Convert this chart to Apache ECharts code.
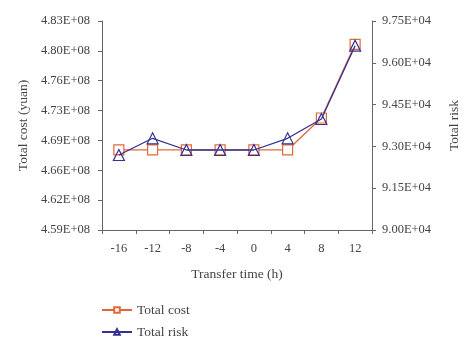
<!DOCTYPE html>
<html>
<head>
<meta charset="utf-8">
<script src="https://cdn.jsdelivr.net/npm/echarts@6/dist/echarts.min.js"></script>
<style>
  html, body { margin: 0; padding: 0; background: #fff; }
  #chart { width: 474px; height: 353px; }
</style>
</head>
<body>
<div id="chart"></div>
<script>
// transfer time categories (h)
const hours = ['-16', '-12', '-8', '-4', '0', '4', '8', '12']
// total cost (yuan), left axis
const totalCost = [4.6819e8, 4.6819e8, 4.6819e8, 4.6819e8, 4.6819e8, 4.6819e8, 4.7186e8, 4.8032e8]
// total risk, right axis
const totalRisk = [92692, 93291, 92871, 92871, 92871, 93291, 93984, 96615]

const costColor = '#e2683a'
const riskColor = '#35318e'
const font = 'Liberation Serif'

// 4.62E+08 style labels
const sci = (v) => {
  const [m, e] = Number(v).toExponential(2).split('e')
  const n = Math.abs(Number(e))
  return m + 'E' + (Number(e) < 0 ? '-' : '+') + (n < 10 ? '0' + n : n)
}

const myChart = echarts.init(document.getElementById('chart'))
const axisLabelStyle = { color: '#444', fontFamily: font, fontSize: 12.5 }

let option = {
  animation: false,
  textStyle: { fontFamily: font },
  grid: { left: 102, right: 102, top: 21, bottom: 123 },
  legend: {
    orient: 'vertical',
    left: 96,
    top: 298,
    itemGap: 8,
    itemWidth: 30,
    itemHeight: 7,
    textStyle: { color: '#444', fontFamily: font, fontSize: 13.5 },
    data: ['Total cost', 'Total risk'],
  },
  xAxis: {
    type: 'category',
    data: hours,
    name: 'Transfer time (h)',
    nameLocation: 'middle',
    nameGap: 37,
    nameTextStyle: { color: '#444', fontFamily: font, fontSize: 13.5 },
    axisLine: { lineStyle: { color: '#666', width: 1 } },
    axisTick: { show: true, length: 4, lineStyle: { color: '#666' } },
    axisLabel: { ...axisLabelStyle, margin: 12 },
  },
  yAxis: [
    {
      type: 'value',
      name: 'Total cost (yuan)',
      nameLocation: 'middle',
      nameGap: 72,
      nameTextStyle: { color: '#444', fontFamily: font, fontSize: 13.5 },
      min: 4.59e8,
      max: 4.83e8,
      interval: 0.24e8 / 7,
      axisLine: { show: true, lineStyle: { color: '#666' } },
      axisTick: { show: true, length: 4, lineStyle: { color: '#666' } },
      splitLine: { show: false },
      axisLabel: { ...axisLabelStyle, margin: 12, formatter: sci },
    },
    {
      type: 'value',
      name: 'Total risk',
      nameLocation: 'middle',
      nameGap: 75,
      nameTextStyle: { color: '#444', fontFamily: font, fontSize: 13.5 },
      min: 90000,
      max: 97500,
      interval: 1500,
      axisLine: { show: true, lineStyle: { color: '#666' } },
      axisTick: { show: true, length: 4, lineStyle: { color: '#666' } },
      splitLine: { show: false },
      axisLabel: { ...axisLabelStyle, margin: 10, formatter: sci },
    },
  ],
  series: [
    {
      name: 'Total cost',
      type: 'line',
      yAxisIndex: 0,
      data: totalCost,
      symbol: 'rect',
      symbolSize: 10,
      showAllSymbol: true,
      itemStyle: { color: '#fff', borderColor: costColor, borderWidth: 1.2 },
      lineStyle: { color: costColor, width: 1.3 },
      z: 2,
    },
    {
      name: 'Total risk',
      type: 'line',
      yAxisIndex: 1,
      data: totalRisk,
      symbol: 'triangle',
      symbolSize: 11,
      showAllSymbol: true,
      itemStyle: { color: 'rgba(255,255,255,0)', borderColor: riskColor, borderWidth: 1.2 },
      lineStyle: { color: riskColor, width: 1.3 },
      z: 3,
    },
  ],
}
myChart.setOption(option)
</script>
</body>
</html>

* * *

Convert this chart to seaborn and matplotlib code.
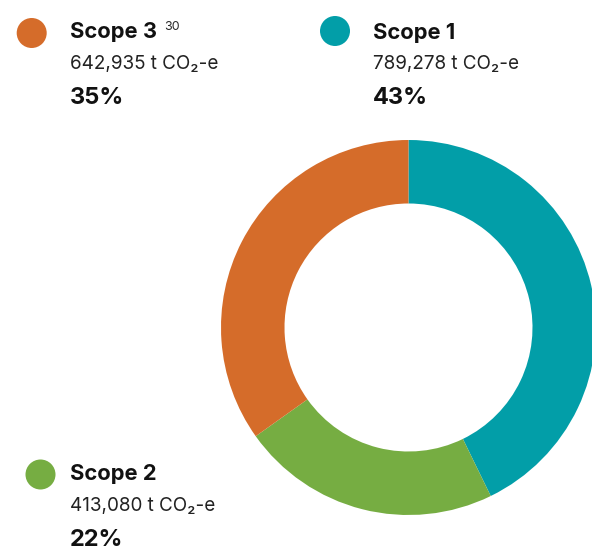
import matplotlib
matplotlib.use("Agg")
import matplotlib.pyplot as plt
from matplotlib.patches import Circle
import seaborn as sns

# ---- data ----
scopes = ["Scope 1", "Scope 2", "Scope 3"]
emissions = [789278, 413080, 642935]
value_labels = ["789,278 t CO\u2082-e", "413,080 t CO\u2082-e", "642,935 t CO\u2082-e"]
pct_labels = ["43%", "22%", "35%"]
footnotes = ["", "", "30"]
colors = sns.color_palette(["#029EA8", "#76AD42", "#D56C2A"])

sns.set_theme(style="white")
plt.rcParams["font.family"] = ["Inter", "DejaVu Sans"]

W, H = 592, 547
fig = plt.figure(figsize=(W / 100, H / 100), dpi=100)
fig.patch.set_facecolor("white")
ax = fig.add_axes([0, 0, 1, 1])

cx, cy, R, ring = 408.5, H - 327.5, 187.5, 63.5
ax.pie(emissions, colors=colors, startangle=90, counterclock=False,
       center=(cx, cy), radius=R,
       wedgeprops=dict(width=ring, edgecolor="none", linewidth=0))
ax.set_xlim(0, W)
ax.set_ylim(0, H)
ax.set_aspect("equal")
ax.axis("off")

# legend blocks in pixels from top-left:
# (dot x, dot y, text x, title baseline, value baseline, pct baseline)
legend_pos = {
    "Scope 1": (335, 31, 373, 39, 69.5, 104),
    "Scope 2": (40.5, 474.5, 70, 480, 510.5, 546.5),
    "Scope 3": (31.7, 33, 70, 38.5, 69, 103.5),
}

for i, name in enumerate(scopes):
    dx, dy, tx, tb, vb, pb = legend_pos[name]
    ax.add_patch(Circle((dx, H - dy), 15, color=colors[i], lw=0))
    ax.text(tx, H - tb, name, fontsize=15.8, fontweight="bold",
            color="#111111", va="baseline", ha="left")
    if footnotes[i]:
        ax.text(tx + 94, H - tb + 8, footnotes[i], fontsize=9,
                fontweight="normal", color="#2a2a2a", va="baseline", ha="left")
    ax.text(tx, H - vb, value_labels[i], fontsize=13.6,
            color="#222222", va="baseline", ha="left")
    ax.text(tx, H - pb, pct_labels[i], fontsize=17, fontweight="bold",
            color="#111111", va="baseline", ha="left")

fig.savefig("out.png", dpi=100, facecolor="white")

TASK REQUIREMENTS →
In the entries above, find every line holding the word "code" and copy it out.

FULL RESPONSE →
Convert this chart to Apache ECharts code.
Convert this chart to seaborn and matplotlib code.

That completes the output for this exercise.